L’ufficio Ronchi di Bangkok è stato il primo in Asia, ma data la continua crescita del mercato asiatico e l’impossibilità di gestire tutto il continente dalla Thailandia, è stato seguito da un ufficio a Shanghai nel 2012 e poi da uno a Delhi nel 2013. Oggi la filiale di Bangkok copre dunque tutto il Sud-est asiatico, tramite una struttura snella composta da 3 tecnici e un amministrativo thailandesi, mentre tutta la produzione avviene in Italia e gli aspetti legali, così come la contabilità, sono gestiti dal già citato studio Legal and Commercial Services International. La spedizione avviene direttamente dall’Italia, ma la filiale gioca un ruolo chiave sia nel processo commerciale a monte della vendita, sia nella fase post-vendita in cui forniamo assistenza tecnica e ricambi in tempi rapidi grazie al nostro magazzino in loco. Proprio questi servizi post-vendita sono fondamentali per rassicurare il cliente e battere la concorrenza dei nostri competitors privi di una filiale regionale. Per quanto riguarda i rapporti con il ‘Sistema Italia’, vendendo un prodotto di nicchia non abbiamo necessità di far parte della Camera di Commercio. Abbiamo però contatti con l’Italian Trade Agency (ITA) che in occasione delle fiere di settore svolge una funzione di facilitazione e coordinamento, ad esempio fornendoci i dati di tutte le aziende partecipanti.

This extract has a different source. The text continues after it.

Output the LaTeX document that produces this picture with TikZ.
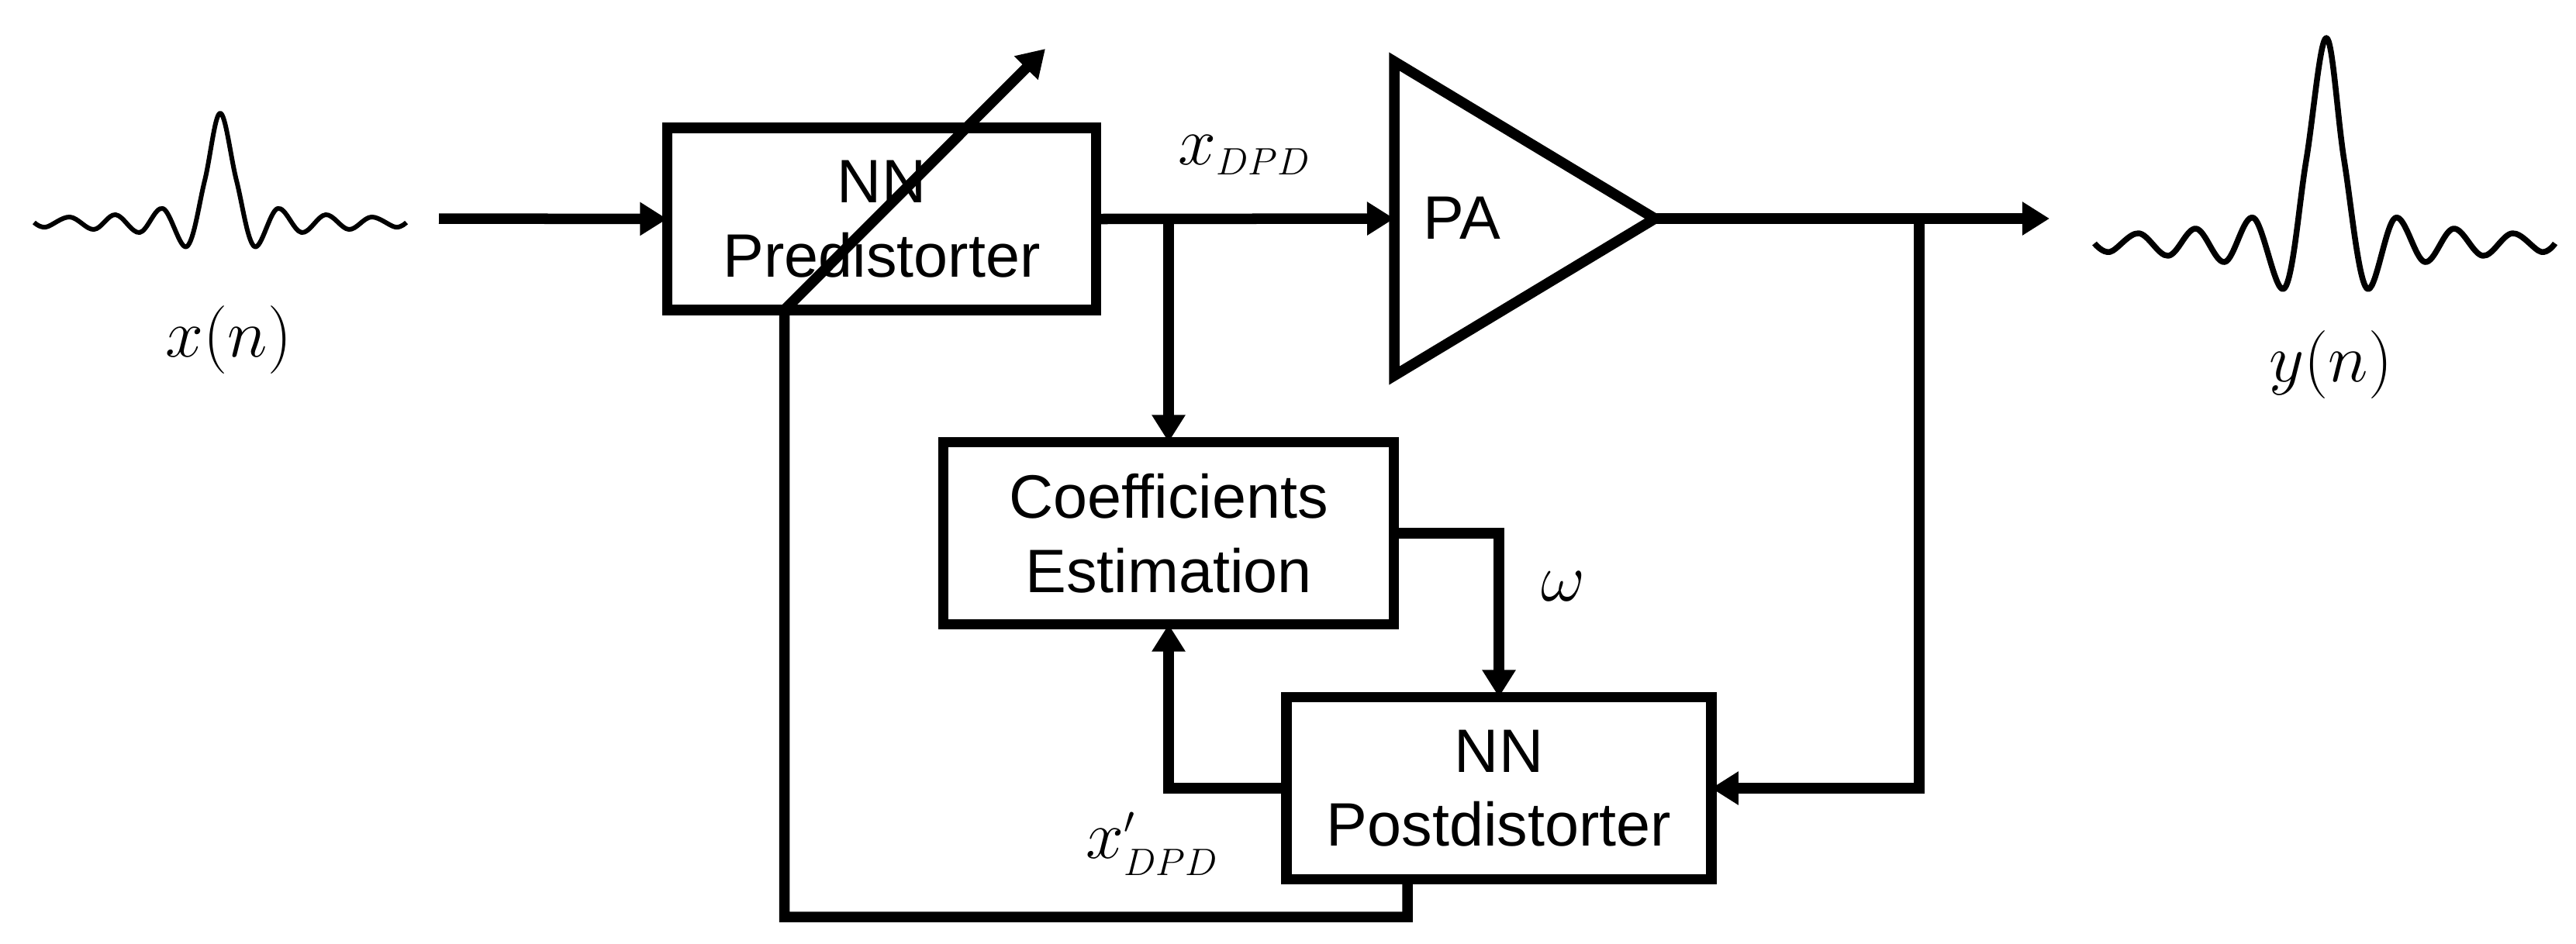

Ci tengo a sottolineare come la nostra esperienza con l’ICE prima e con l’ITA poi sia sempre stata molto positiva e che il ruolo dell’agenzia è essenziale per fornire un supporto in loco alle aziende e favorire una massiccia partecipazione delle imprese italiane alle fiere del nostro settore, organizzate dall’Unione Costruttori Italiani Macchine Automatiche per il Confezionamento e l’Imballaggio (UCIMA).